*What the task asks*:
Below is a listing to write out in full, exactly as given, without its pictures.
----
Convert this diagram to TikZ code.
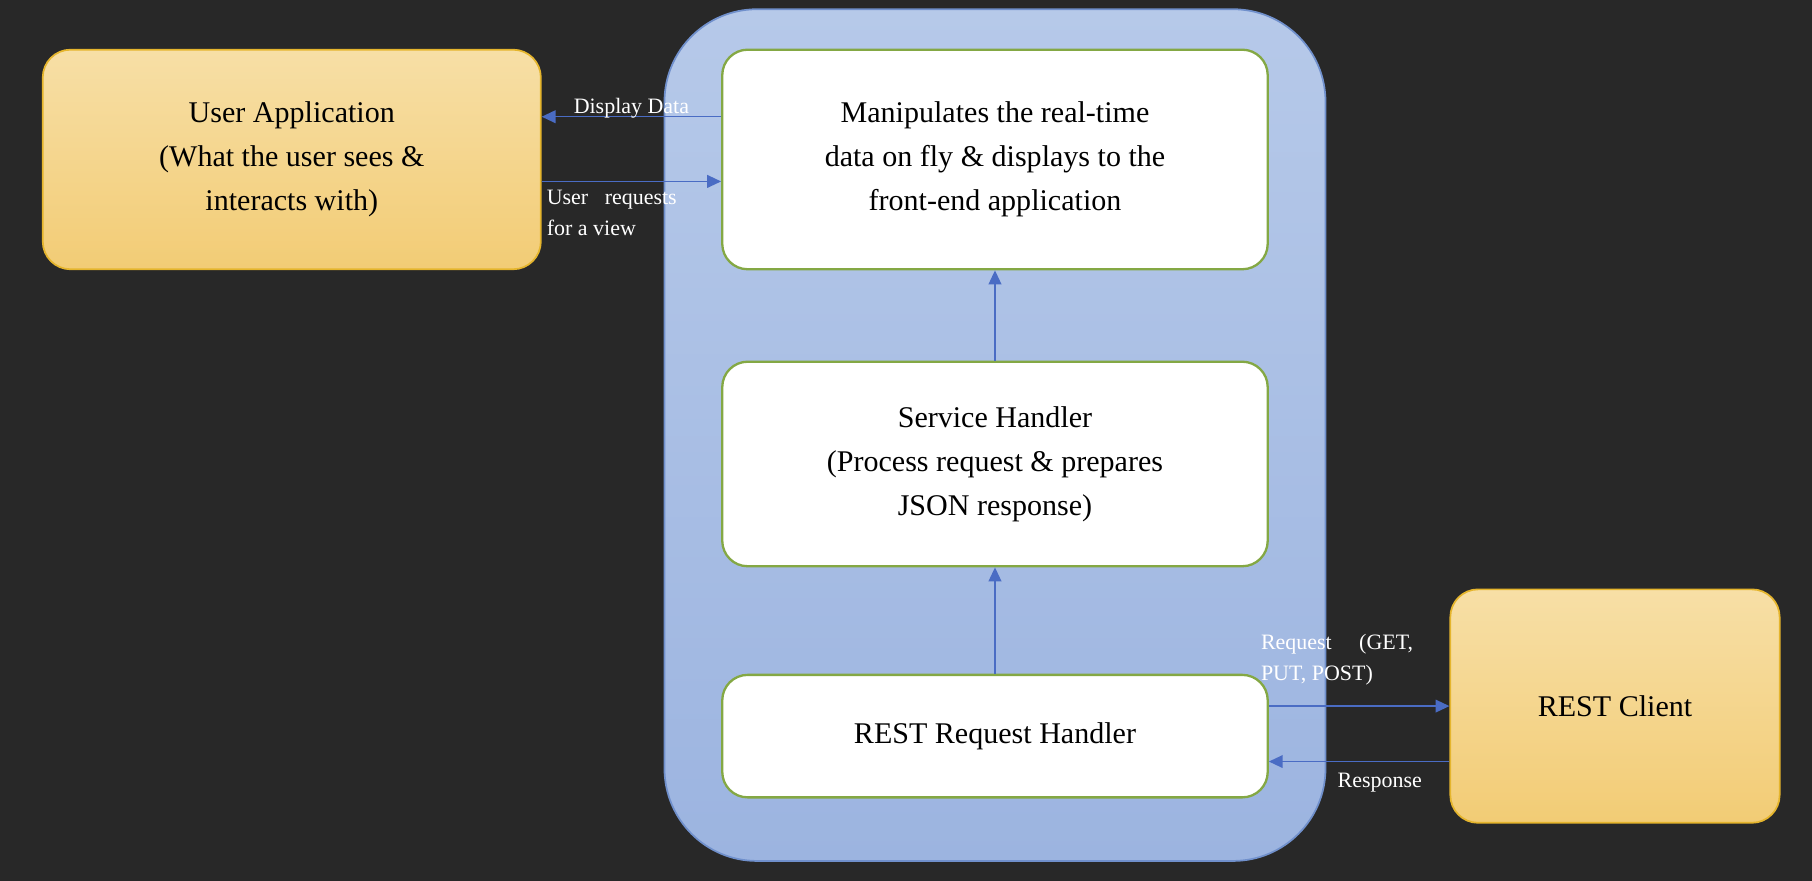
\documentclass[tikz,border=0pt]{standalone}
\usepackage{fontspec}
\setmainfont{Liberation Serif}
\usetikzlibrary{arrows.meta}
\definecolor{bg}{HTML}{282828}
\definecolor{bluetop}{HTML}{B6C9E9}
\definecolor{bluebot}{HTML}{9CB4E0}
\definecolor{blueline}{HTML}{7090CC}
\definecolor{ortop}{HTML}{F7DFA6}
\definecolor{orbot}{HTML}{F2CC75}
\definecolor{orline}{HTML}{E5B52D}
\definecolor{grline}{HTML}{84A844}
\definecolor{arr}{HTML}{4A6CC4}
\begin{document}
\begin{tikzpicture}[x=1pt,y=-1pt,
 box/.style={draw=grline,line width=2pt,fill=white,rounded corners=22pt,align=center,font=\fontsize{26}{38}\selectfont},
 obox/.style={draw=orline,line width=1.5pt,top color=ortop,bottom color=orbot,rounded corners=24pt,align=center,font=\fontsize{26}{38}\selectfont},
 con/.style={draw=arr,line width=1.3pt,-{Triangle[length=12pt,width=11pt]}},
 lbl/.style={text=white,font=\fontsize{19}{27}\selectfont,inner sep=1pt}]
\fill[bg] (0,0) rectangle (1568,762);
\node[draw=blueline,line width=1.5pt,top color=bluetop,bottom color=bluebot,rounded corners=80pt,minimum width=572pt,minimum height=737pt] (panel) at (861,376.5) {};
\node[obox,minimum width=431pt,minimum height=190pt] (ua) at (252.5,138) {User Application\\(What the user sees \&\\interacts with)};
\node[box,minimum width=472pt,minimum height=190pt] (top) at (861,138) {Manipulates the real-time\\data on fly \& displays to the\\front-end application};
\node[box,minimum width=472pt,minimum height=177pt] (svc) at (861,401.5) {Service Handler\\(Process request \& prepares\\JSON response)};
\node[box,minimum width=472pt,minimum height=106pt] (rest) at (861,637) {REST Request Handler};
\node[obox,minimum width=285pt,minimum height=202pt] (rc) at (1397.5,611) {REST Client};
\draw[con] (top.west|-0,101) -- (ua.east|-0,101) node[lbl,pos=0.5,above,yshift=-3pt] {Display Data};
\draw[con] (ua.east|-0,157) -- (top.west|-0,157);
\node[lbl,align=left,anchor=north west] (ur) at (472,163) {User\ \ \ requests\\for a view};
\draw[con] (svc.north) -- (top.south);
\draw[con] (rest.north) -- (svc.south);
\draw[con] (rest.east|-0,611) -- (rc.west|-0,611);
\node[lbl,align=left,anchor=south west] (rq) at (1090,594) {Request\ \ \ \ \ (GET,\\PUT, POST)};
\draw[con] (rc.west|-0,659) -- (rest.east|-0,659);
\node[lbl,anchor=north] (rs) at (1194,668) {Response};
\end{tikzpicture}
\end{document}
----
*Response for this exercise*:
Convert this diagram to TikZ code.
\documentclass[tikz,border=0pt]{standalone}
\usepackage{fontspec}
\setmainfont{Liberation Serif}
\usetikzlibrary{arrows.meta}
\definecolor{bg}{HTML}{282828}
\definecolor{bluetop}{HTML}{B6C9E9}
\definecolor{bluebot}{HTML}{9CB4E0}
\definecolor{blueline}{HTML}{7090CC}
\definecolor{ortop}{HTML}{F7DFA6}
\definecolor{orbot}{HTML}{F2CC75}
\definecolor{orline}{HTML}{E5B52D}
\definecolor{grline}{HTML}{84A844}
\definecolor{arr}{HTML}{4A6CC4}
\begin{document}
\begin{tikzpicture}[x=1pt,y=-1pt,
 box/.style={draw=grline,line width=2pt,fill=white,rounded corners=22pt,align=center,font=\fontsize{26}{38}\selectfont},
 obox/.style={draw=orline,line width=1.5pt,top color=ortop,bottom color=orbot,rounded corners=24pt,align=center,font=\fontsize{26}{38}\selectfont},
 con/.style={draw=arr,line width=1.3pt,-{Triangle[length=12pt,width=11pt]}},
 lbl/.style={text=white,font=\fontsize{19}{27}\selectfont,inner sep=1pt}]
\fill[bg] (0,0) rectangle (1568,762);
\node[draw=blueline,line width=1.5pt,top color=bluetop,bottom color=bluebot,rounded corners=80pt,minimum width=572pt,minimum height=737pt] (panel) at (861,376.5) {};
\node[obox,minimum width=431pt,minimum height=190pt] (ua) at (252.5,138) {User Application\\(What the user sees \&\\interacts with)};
\node[box,minimum width=472pt,minimum height=190pt] (top) at (861,138) {Manipulates the real-time\\data on fly \& displays to the\\front-end application};
\node[box,minimum width=472pt,minimum height=177pt] (svc) at (861,401.5) {Service Handler\\(Process request \& prepares\\JSON response)};
\node[box,minimum width=472pt,minimum height=106pt] (rest) at (861,637) {REST Request Handler};
\node[obox,minimum width=285pt,minimum height=202pt] (rc) at (1397.5,611) {REST Client};
\draw[con] (top.west|-0,101) -- (ua.east|-0,101) node[lbl,pos=0.5,above,yshift=-3pt] {Display Data};
\draw[con] (ua.east|-0,157) -- (top.west|-0,157);
\node[lbl,align=left,anchor=north west] (ur) at (472,163) {User\ \ \ requests\\for a view};
\draw[con] (svc.north) -- (top.south);
\draw[con] (rest.north) -- (svc.south);
\draw[con] (rest.east|-0,611) -- (rc.west|-0,611);
\node[lbl,align=left,anchor=south west] (rq) at (1090,594) {Request\ \ \ \ \ (GET,\\PUT, POST)};
\draw[con] (rc.west|-0,659) -- (rest.east|-0,659);
\node[lbl,anchor=north] (rs) at (1194,668) {Response};
\end{tikzpicture}
\end{document}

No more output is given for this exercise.